(Entries with chart source code)

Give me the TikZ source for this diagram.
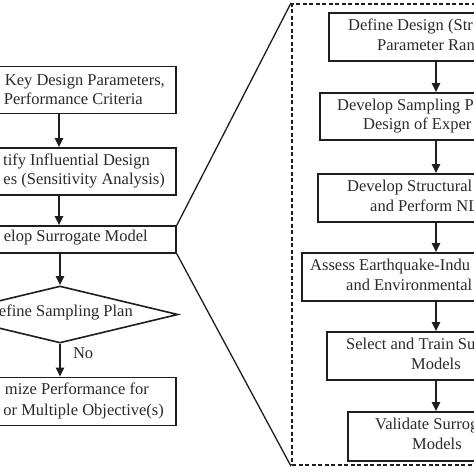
\documentclass[tikz,border=0pt]{standalone}
\usepackage{fontspec}
\setmainfont{Liberation Serif}
\usetikzlibrary{arrows.meta,shapes.geometric}
\definecolor{ink}{HTML}{1E1E1E}
\definecolor{txt}{HTML}{2A2A2A}
\tikzset{
  box/.style={draw=ink, line width=1.6pt, fill=white, inner sep=0pt},
  choice/.style={draw=ink, line width=1.6pt, shape=diamond, inner sep=0pt},
  lbl/.style={font=\fontsize{16.5}{20}\selectfont, text=txt, inner sep=0pt},
  arr/.style={draw=ink, line width=2pt, -{Triangle[length=9pt,width=8pt]}},
  zoomline/.style={draw=ink, line width=1.3pt},
  dashbox/.style={draw=ink, line width=2.2pt, dash pattern=on 4pt off 2.5pt}
}
\begin{document}
\begin{tikzpicture}[x=1pt,y=-1pt]
\clip (0,0) rectangle (474,474);
\fill[white] (0,0) rectangle (474,474);
% zoom frame
\node[dashbox, minimum width=300pt, minimum height=461pt, anchor=north west, inner sep=0pt] (frame) at (291,3) {};
% left column
\node[box, minimum width=234pt, minimum height=47pt] (b1) at (59,90) {};
\node[box, minimum width=234pt, minimum height=47pt] (b2) at (59,171.5) {};
\node[box, minimum width=234pt, minimum height=27pt] (b3) at (59,239.5) {};
\node[choice, minimum width=236pt, minimum height=57pt] (dia) at (60,314.5) {};
\node[box, minimum width=234pt, minimum height=48pt] (b4) at (59,401.5) {};
\node[lbl, anchor=mid east] (t1a) at (165,83) {Key Design Parameters,};
\node[lbl, anchor=mid east] (t1b) at (143,102) {Performance Criteria};
\node[lbl, anchor=mid east] (t2a) at (150,163) {tify Influential Design};
\node[lbl, anchor=mid east] (t2b) at (165,182) {es (Sensitivity Analysis)};
\node[lbl, anchor=mid east] (t3) at (148,239) {elop Surrogate Model};
\node[lbl, anchor=mid east] (t4) at (133,314) {efine Sampling Plan};
\node[lbl, anchor=mid east] (t5a) at (149,392) {mize Performance for};
\node[lbl, anchor=mid east] (t5b) at (164,413) {or Multiple Objective(s)};
\draw[arr] (b1.south) -- (b2.north);
\draw[arr] (b2.south) -- (b3.north);
\draw[arr] (b3.south -| dia.north) -- (dia.north);
\draw[arr] (dia.south) -- node[lbl, anchor=west, pos=0.3, xshift=12pt] {No} (b4.north -| dia.south);
% zoom lines
\draw[zoomline] (b3.north east) -- (frame.north west);
\draw[zoomline] (b3.south east) -- (frame.south west);
% right column
\node[box, minimum width=214pt, minimum height=48pt] (r1) at (436,37) {};
\node[box, minimum width=232pt, minimum height=47pt] (r2) at (436,116.5) {};
\node[box, minimum width=236pt, minimum height=48pt] (r3) at (436,198) {};
\node[box, minimum width=268pt, minimum height=48pt] (r4) at (436,277) {};
\node[box, minimum width=218pt, minimum height=48pt] (r5) at (436,356) {};
\node[box, minimum width=176pt, minimum height=49pt] (r6) at (436,436.5) {};
\node[lbl, anchor=mid west] (s1a) at (348,28) {Define Design (Str};
\node[lbl, anchor=mid west] (s1b) at (377,48) {Parameter Ran};
\node[lbl, anchor=mid west] (s2a) at (337,108) {Develop Sampling P};
\node[lbl, anchor=mid west] (s2b) at (363,127) {Design of Exper};
\node[lbl, anchor=mid west] (s3a) at (347,189) {Develop Structural};
\node[lbl, anchor=mid west] (s3b) at (370,209) {and Perform NL};
\node[lbl, anchor=mid west] (s4a) at (310,268) {Assess Earthquake-Indu};
\node[lbl, anchor=mid west] (s4b) at (346,288) {and Environmental};
\node[lbl, anchor=mid west] (s5a) at (346,347) {Select and Train Su};
\node[lbl, anchor=mid west] (s5b) at (411,367) {Models};
\node[lbl, anchor=mid west] (s6a) at (375,427) {Validate Surrog};
\node[lbl, anchor=mid west] (s6b) at (412,447) {Models};
\draw[arr] (r1.south) -- (r2.north);
\draw[arr] (r2.south) -- (r3.north);
\draw[arr] (r3.south) -- (r4.north);
\draw[arr] (r4.south) -- (r5.north);
\draw[arr] (r5.south) -- (r6.north);
\end{tikzpicture}
\end{document}
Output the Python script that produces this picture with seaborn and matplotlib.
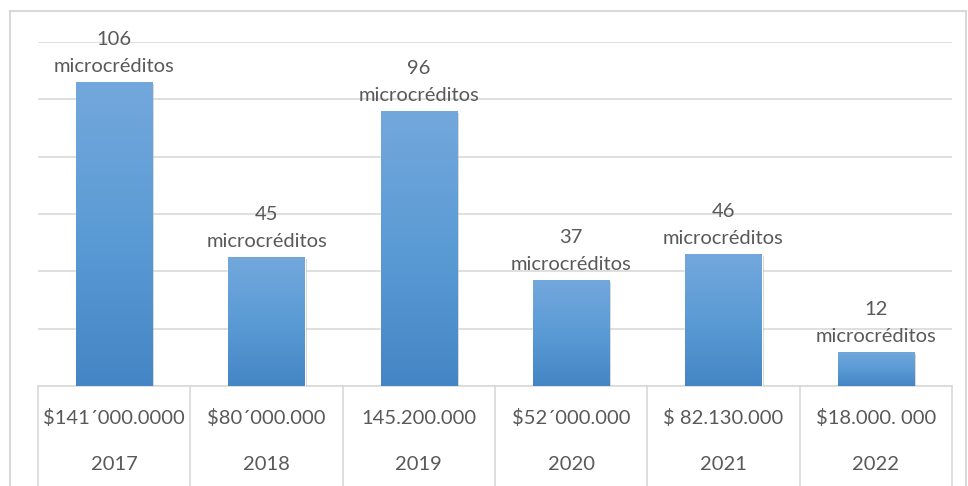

▸ WHAT YOU ARE ASKED TO DO:
The listing above needs to be output again exactly. Don't include the pictures.

▸ FINISHED EXERCISE:
Give me the TikZ source for this diagram.
\documentclass[tikz,border=0pt]{standalone}
\usepackage{fontspec}
\setmainfont{Liberation Serif}
\usetikzlibrary{arrows.meta,shapes.geometric}
\definecolor{ink}{HTML}{1E1E1E}
\definecolor{txt}{HTML}{2A2A2A}
\tikzset{
  box/.style={draw=ink, line width=1.6pt, fill=white, inner sep=0pt},
  choice/.style={draw=ink, line width=1.6pt, shape=diamond, inner sep=0pt},
  lbl/.style={font=\fontsize{16.5}{20}\selectfont, text=txt, inner sep=0pt},
  arr/.style={draw=ink, line width=2pt, -{Triangle[length=9pt,width=8pt]}},
  zoomline/.style={draw=ink, line width=1.3pt},
  dashbox/.style={draw=ink, line width=2.2pt, dash pattern=on 4pt off 2.5pt}
}
\begin{document}
\begin{tikzpicture}[x=1pt,y=-1pt]
\clip (0,0) rectangle (474,474);
\fill[white] (0,0) rectangle (474,474);
% zoom frame
\node[dashbox, minimum width=300pt, minimum height=461pt, anchor=north west, inner sep=0pt] (frame) at (291,3) {};
% left column
\node[box, minimum width=234pt, minimum height=47pt] (b1) at (59,90) {};
\node[box, minimum width=234pt, minimum height=47pt] (b2) at (59,171.5) {};
\node[box, minimum width=234pt, minimum height=27pt] (b3) at (59,239.5) {};
\node[choice, minimum width=236pt, minimum height=57pt] (dia) at (60,314.5) {};
\node[box, minimum width=234pt, minimum height=48pt] (b4) at (59,401.5) {};
\node[lbl, anchor=mid east] (t1a) at (165,83) {Key Design Parameters,};
\node[lbl, anchor=mid east] (t1b) at (143,102) {Performance Criteria};
\node[lbl, anchor=mid east] (t2a) at (150,163) {tify Influential Design};
\node[lbl, anchor=mid east] (t2b) at (165,182) {es (Sensitivity Analysis)};
\node[lbl, anchor=mid east] (t3) at (148,239) {elop Surrogate Model};
\node[lbl, anchor=mid east] (t4) at (133,314) {efine Sampling Plan};
\node[lbl, anchor=mid east] (t5a) at (149,392) {mize Performance for};
\node[lbl, anchor=mid east] (t5b) at (164,413) {or Multiple Objective(s)};
\draw[arr] (b1.south) -- (b2.north);
\draw[arr] (b2.south) -- (b3.north);
\draw[arr] (b3.south -| dia.north) -- (dia.north);
\draw[arr] (dia.south) -- node[lbl, anchor=west, pos=0.3, xshift=12pt] {No} (b4.north -| dia.south);
% zoom lines
\draw[zoomline] (b3.north east) -- (frame.north west);
\draw[zoomline] (b3.south east) -- (frame.south west);
% right column
\node[box, minimum width=214pt, minimum height=48pt] (r1) at (436,37) {};
\node[box, minimum width=232pt, minimum height=47pt] (r2) at (436,116.5) {};
\node[box, minimum width=236pt, minimum height=48pt] (r3) at (436,198) {};
\node[box, minimum width=268pt, minimum height=48pt] (r4) at (436,277) {};
\node[box, minimum width=218pt, minimum height=48pt] (r5) at (436,356) {};
\node[box, minimum width=176pt, minimum height=49pt] (r6) at (436,436.5) {};
\node[lbl, anchor=mid west] (s1a) at (348,28) {Define Design (Str};
\node[lbl, anchor=mid west] (s1b) at (377,48) {Parameter Ran};
\node[lbl, anchor=mid west] (s2a) at (337,108) {Develop Sampling P};
\node[lbl, anchor=mid west] (s2b) at (363,127) {Design of Exper};
\node[lbl, anchor=mid west] (s3a) at (347,189) {Develop Structural};
\node[lbl, anchor=mid west] (s3b) at (370,209) {and Perform NL};
\node[lbl, anchor=mid west] (s4a) at (310,268) {Assess Earthquake-Indu};
\node[lbl, anchor=mid west] (s4b) at (346,288) {and Environmental};
\node[lbl, anchor=mid west] (s5a) at (346,347) {Select and Train Su};
\node[lbl, anchor=mid west] (s5b) at (411,367) {Models};
\node[lbl, anchor=mid west] (s6a) at (375,427) {Validate Surrog};
\node[lbl, anchor=mid west] (s6b) at (412,447) {Models};
\draw[arr] (r1.south) -- (r2.north);
\draw[arr] (r2.south) -- (r3.north);
\draw[arr] (r3.south) -- (r4.north);
\draw[arr] (r4.south) -- (r5.north);
\draw[arr] (r5.south) -- (r6.north);
\end{tikzpicture}
\end{document}
Output the Python script that produces this picture with seaborn and matplotlib.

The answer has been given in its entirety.